Failure to Provide Records
In addressing Ruccolo's claim regarding the Board's failure to provide requested records, the court found that she had already been granted access to the necessary documents during discovery. The court determined that her request for unredacted proxy ballots was moot, as she had been provided with sufficient documentation to fulfill her inquiries. It noted that the regulations governing common interest communities require ballots to be cast in an anonymous manner, thus justifying the Board's decision to redact identifying information from the proxy forms. The court emphasized that the HOA had complied with the relevant regulations by providing a sample voting form prior to the election and producing the minimally redacted ballots during the discovery process. Therefore, the court upheld the dismissal of Ruccolo's claims concerning the failure to provide records, affirming that the Board acted within its legal authority and in accordance with established procedures.
Governance and Authority of the Homeowners Association
The court examined Ruccolo's allegations regarding the governance of the HOA, particularly focusing on the authority of the Board to adopt rules and regulations affecting residents.
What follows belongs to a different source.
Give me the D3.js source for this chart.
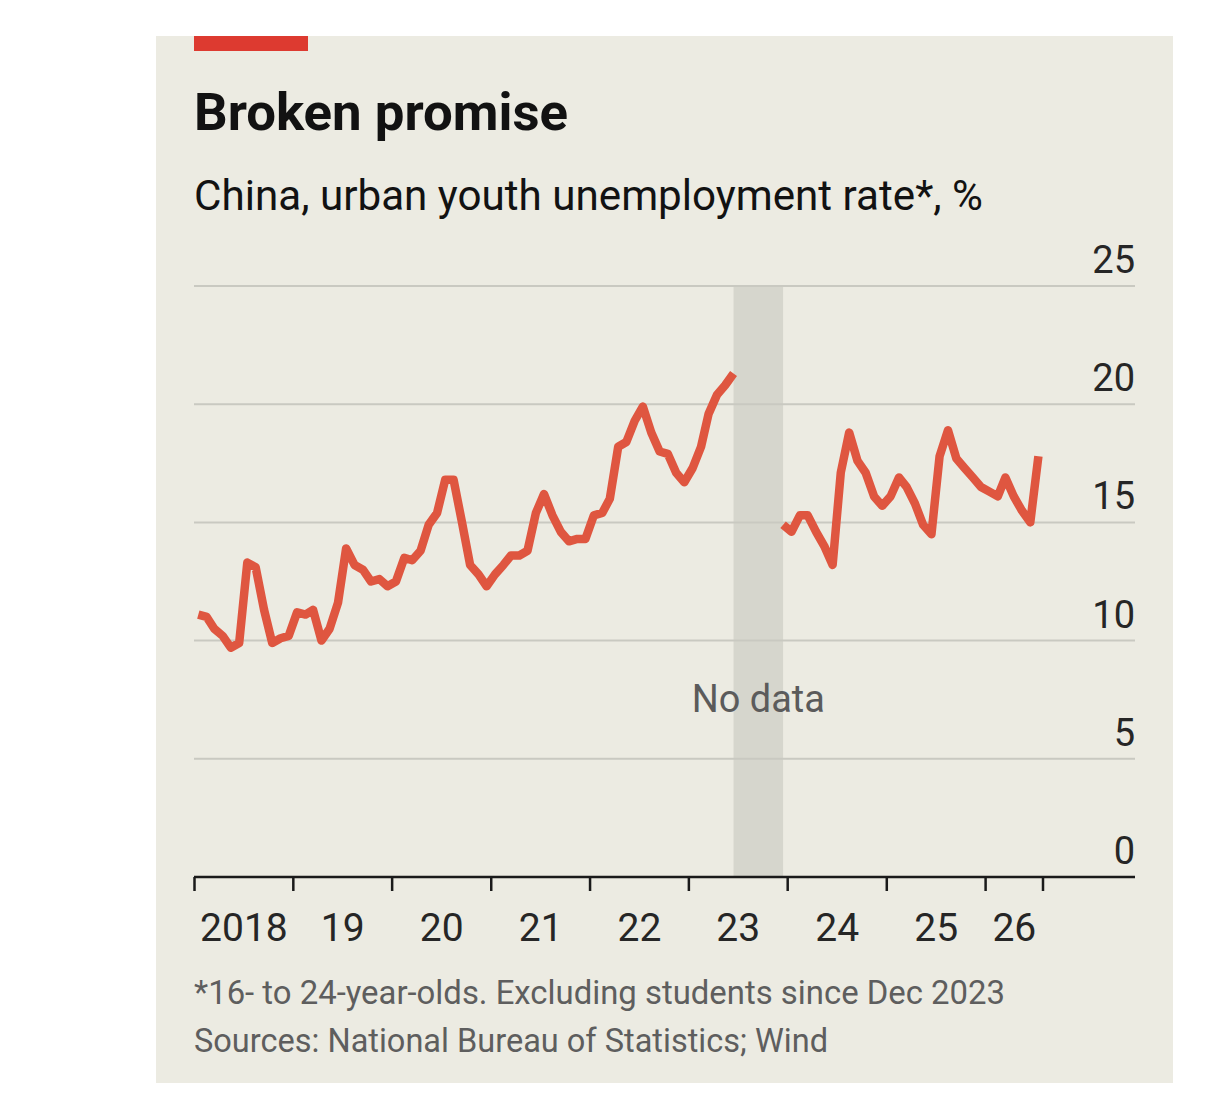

It concluded that the by-laws expressly granted the Board the authority to establish regulations governing the community and manage its operations effectively. The court found that the adoption of a Homeowner's Manual and related policies fell within the scope of the Board's powers, as these measures aimed to regulate the use and maintenance of the community's properties. Furthermore, the court determined that the rules and regulations in question were not arbitrary or unreasonable, as they served to maintain community standards and ensure the safety and cleanliness of the residences. Thus, the court affirmed that the Board's actions were lawful and within its purview, dismissing claims related to the alleged invalidity of the HOA's regulations.